By LOUISE STORY
Arjun N. Murti remembers the pain of the oil shocks of the 1970s. But he is bracing for something far worse now: He foresees a “super spike” - a price surge that will soon drive crude oil to $200 a barrel.
Mr. Murti is not bothered much by the prospect of even higher oil prices, figuring it might finally prompt people to become more energy efficient.
An analyst at Goldman Sachs, Mr. Murti has become the talk of the oil market by issuing one sensational forecast after another. A few years ago, rivals scoffed when he predicted oil would breach $100 a barrel. Few are laughing now.
Mr. Murti, 39, argues that the world’s seemingly unquenchable thirst for oil means prices will keep rising from here and stay above $100 into 2011. Others disagree, arguing that prices could tumble if speculators in the market rush for the exits. (Reinforcing this view, on June 22, the Democrats’ presumptive presidential nominee, Senator Barack Obama, proposed tightening the regulation of oil speculators in an effort to ease record high gasoline prices.)
But the grim calculus of Murti’s prediction, issued in March, is enough to give anyone pause: in an America of $200 oil, gasoline could cost more than $6 a gallon.
That would be fine with Mr. Murti . “I’m actually fairly anti-oil,” says Mr. Murti, who grew up in New Jersey. “One of the biggest challenges our country faces is our addiction to oil.”
Mr. Murti is hardly alone in predicting higher oil prices. Boone Pickens, the oilman turned corporate raider, said that crude would hit $150 this year. But many analysts are no longer so sure where oil is going, at least in the short term. Some say prices will fall as low as $70 a barrel by year-end, according to Thomson Financial.

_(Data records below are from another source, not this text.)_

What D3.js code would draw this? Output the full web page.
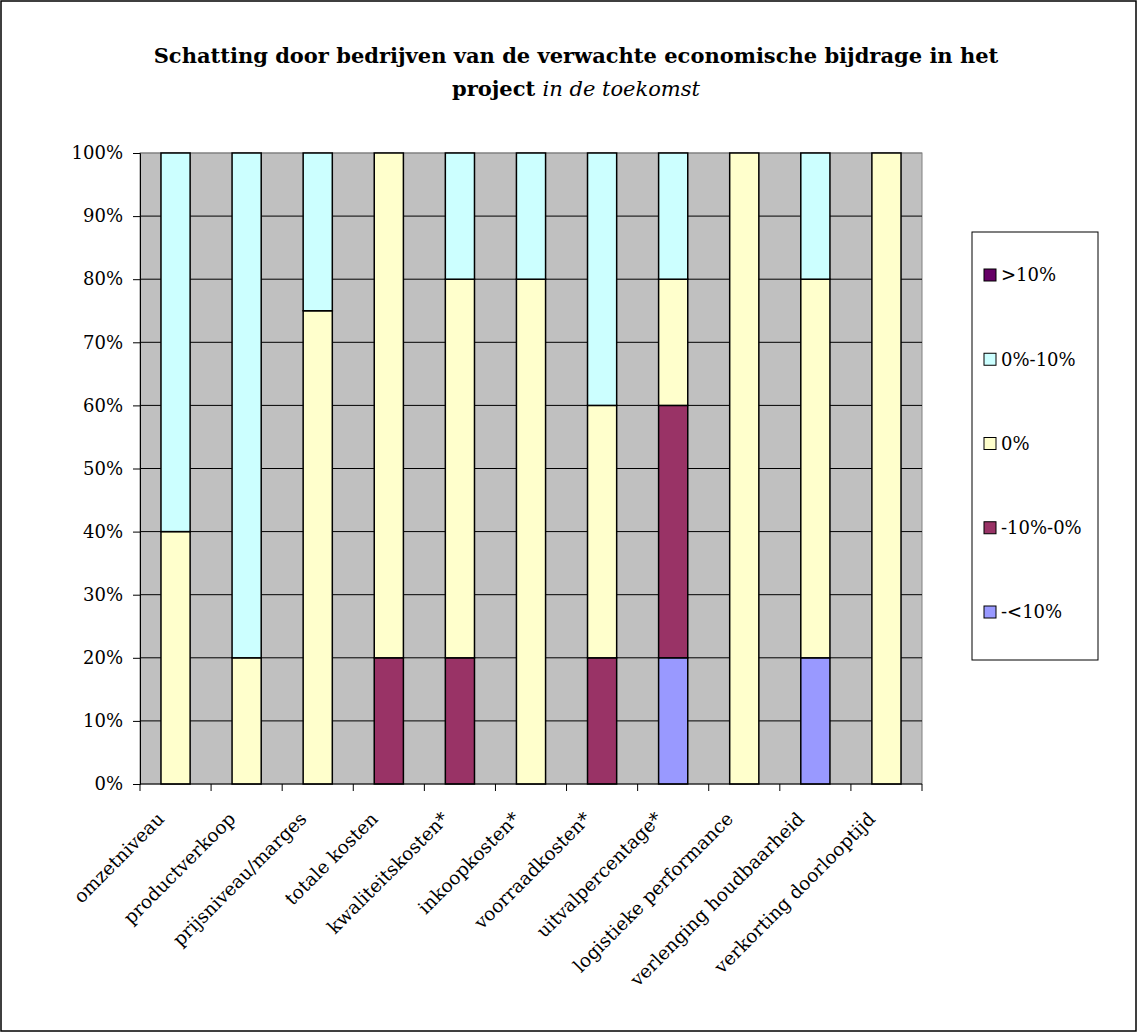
<!DOCTYPE html>
<html>
<head>
<meta charset="utf-8">
<script src="https://cdn.jsdelivr.net/npm/d3@7"></script>
<style>
  body { margin: 0; background: #fff; }
  svg text { font-family: "DejaVu Serif", serif; fill: #000; }
</style>
</head>
<body>
<svg id="chart" width="1138" height="1033"></svg>
<script>
const categories = [
  "omzetniveau", "productverkoop", "prijsniveau/marges", "totale kosten",
  "kwaliteitskosten*", "inkoopkosten*", "voorraadkosten*", "uitvalpercentage*",
  "logistieke performance", "verlenging houdbaarheid", "verkorting doorlooptijd"
];
// series listed bottom to top of each stack
const seriesNames = ["-<10%", "-10%-0%", "0%", "0%-10%", ">10%"];
const seriesColors = ["#9999FF", "#993366", "#FFFFCC", "#CCFFFF", "#660066"];
const lessThanMinus10 = [0, 0, 0, 0, 0, 0, 0, 20, 0, 20, 0];
const minus10To0 = [0, 0, 0, 20, 20, 0, 20, 40, 0, 0, 0];
const zero = [40, 20, 75, 80, 60, 80, 40, 20, 100, 60, 100];
const zeroTo10 = [60, 80, 25, 0, 20, 20, 40, 20, 0, 20, 0];
const moreThan10 = [0, 0, 0, 0, 0, 0, 0, 0, 0, 0, 0];
const yTicks = [0, 10, 20, 30, 40, 50, 60, 70, 80, 90, 100];

const seriesValues = [lessThanMinus10, minus10To0, zero, zeroTo10, moreThan10];
const rows = categories.map((c, i) => {
  const r = { cat: c };
  seriesNames.forEach((s, j) => (r[s] = seriesValues[j][i]));
  return r;
});
const stacked = d3.stack().keys(seriesNames)(rows);

const svg = d3.select("#chart");
svg.append("rect").attr("x", 1).attr("y", 1).attr("width", 1135).attr("height", 1030)
  .attr("fill", "#fff").attr("stroke", "#000").attr("stroke-width", 1.5);

const plot = { left: 140, right: 922, top: 153, bottom: 784 };
const x = d3.scaleBand().domain(categories).range([plot.left, plot.right]).padding(0);
const y = d3.scaleLinear().domain([0, 100]).range([plot.bottom, plot.top]);
const barW = x.bandwidth() * 0.41;

// plot background
svg.append("rect").attr("x", plot.left).attr("y", plot.top)
  .attr("width", plot.right - plot.left).attr("height", plot.bottom - plot.top)
  .attr("fill", "#C0C0C0").attr("stroke", "#808080").attr("stroke-width", 1);

// gridlines
svg.append("g").selectAll("line").data(yTicks.slice(1)).join("line")
  .attr("x1", plot.left).attr("x2", plot.right)
  .attr("y1", d => y(d)).attr("y2", d => y(d))
  .attr("stroke", d => d === 100 ? "#808080" : "#000").attr("stroke-width", 1);

// bars
svg.append("g").selectAll("g").data(stacked).join("g")
  .attr("fill", (d, i) => seriesColors[i])
  .selectAll("rect").data(d => d.filter(p => p[1] - p[0] > 0)).join("rect")
  .attr("x", d => x(d.data.cat) + (x.bandwidth() - barW) / 2)
  .attr("y", d => y(d[1]))
  .attr("width", barW)
  .attr("height", d => y(d[0]) - y(d[1]))
  .attr("stroke", "#000").attr("stroke-width", 1.5);

// y axis
const yAxis = svg.append("g").attr("transform", `translate(${plot.left},0)`)
  .call(d3.axisLeft(y).tickValues(yTicks).tickSize(7).tickPadding(10).tickFormat(d => d + "%"));
yAxis.select(".domain").attr("stroke", "#000");
yAxis.selectAll("text").attr("font-size", 18).attr("font-family", "DejaVu Serif");

// x axis baseline and ticks at category boundaries
const xAxis = svg.append("g");
xAxis.append("line").attr("x1", plot.left).attr("x2", plot.right)
  .attr("y1", plot.bottom).attr("y2", plot.bottom).attr("stroke", "#000");
const bounds = categories.map(c => x(c)).concat([plot.right]);
xAxis.selectAll("line.tick").data(bounds).join("line").attr("class", "tick")
  .attr("x1", d => d).attr("x2", d => d)
  .attr("y1", plot.bottom).attr("y2", plot.bottom + 7).attr("stroke", "#000");
xAxis.selectAll("text").data(categories).join("text")
  .attr("transform", d => `translate(${x(d) + x.bandwidth() / 2 - 10},${plot.bottom + 36}) rotate(-45)`)
  .attr("text-anchor", "end").attr("font-size", 18.5)
  .text(d => d);

// title
const title = svg.append("text").attr("x", 576).attr("text-anchor", "middle")
  .attr("font-size", 21).attr("font-weight", "bold");
title.append("tspan").attr("x", 576).attr("y", 63)
  .text("Schatting door bedrijven van de verwachte economische bijdrage in het");
const t2 = title.append("tspan").attr("x", 576).attr("y", 96);
t2.append("tspan").text("project ");
t2.append("tspan").attr("font-style", "italic").attr("font-weight", "normal").text("in de toekomst");

// legend
const legend = svg.append("g");
legend.append("rect").attr("x", 972).attr("y", 232).attr("width", 126).attr("height", 428)
  .attr("fill", "#fff").attr("stroke", "#000").attr("stroke-width", 1);
const legendItems = seriesNames.map((s, i) => ({ name: s, color: seriesColors[i] })).reverse();
const ly = d3.scalePoint().domain(legendItems.map(d => d.name)).range([275, 612]);
const li = legend.selectAll("g.item").data(legendItems).join("g").attr("class", "item")
  .attr("transform", d => `translate(984,${ly(d.name)})`);
li.append("rect").attr("x", 0).attr("y", -6).attr("width", 12).attr("height", 12)
  .attr("fill", d => d.color).attr("stroke", "#000").attr("stroke-width", 1);
li.append("text").attr("x", 17).attr("dy", "0.35em").attr("font-size", 18).text(d => d.name);
</script>
</body>
</html>
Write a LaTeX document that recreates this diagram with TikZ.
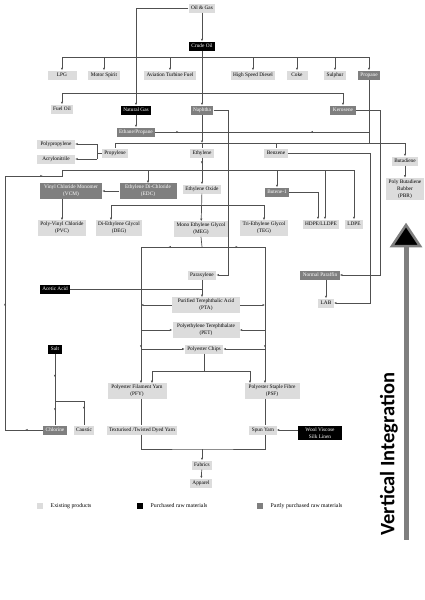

Experts disagree over the supply of oil, the demand for it and whether recent speculation in the commodities markets has artificially raised prices. As an energy analyst at Citigroup, Tim Evans, reportedly put it, trading commodities these days is like “sticking your hand in a blender.”
Whatever the case, oil analysts like Mr. Murti have suddenly taken on the aura that enveloped technology analysts in the 1990s.
“It’s become a very fashionable area to write about, said Kevin Norrish, a commodity analyst at Barclays Capital, which began predicting high oil prices around the same time as Goldman. “And to try to get attention from people, people are coming out with all sorts of numbers.
This was not always the case. In the 1990s, oil research was a sleepy area at banks. Many analysts assumed oil prices would hover near $15 to $20 a barrel forever. If prices rose much above those levels, they figured, consumers would start conserving, suppliers would raise production, or both, causing prices to decline.
But around the turn of the century, oil company after oil company started missing predicted production.
Since starting his career at Petrie Parkman & Company, a Denver-based investment firm acquired by Merrill Lynch in 2006, Mr. Murti had been conservative in his calls on oil. But by 2004, he concluded the world was headed for a long supply shock that would push prices through the roof. That summer, as oil traded for about $40 a barrel, Mr. Murti coined what has become his signature phrase: super spike.
The following March, he drew attention by predicting prices would soar to $105, sending shock waves through the market. Angry investors questioned whether Goldman’s own oil traders benefited from the prediction. At Goldman’s annual meeting, Henry M. Paulson Jr., then the bank’s chief executive and now the United States Treasury secretary, found himself defending Mr. Murti.
“Our traders were as surprised as everyone else was,” Mr. Paulson reportedly said. “Our research department is totally independent. Our trading departments have no say about this.”
Mr. Murti was proved right again. Oil crossed $100 in February. “Even if you disagree with their views, the problem is that Goldman does carry so much credibility,” said Nauman Barakat, senior vice president for global energy futures at Macquarie Futures USA. “There are a lot of traders who are going to buy based on their reports.”
Mr. Murti, for his part, discounts suggestions that his reports affect market prices. “Whenever an analyst upgrades a stock or downgrades a stock, sometimes you get a reaction that day, but beyond a day, fundamentals win out,” he said.
Mr. Murti falls into the camp of oil analysts who believe that supply is likely to remain tight because of geopolitical factors.
These analysts predict higher prices because production is declining in non-OPEC countries like Britain, Norway and Mexico. The analysts who predict lower prices say there are supplies of oil that the bullish analysts are missing. “This year will be a year in which supply will be put into the market by stealth by OPEC and by countries we call black-hole countries,” said Edward L. Morse, chief energy economist at Lehman Brothers. China is one example, he said.
But while oil and gas prices have been rising for a while , efforts to conserve have not dragged down prices.
Mr. Murti, who spends most of his time talking to money managers and analysts, says he applauds investors for driving up oil prices, since that will spur investment in alternative sources of energy.
“The greatest thing in the world would be if in 15 years we no longer needed oil analysts,” he says.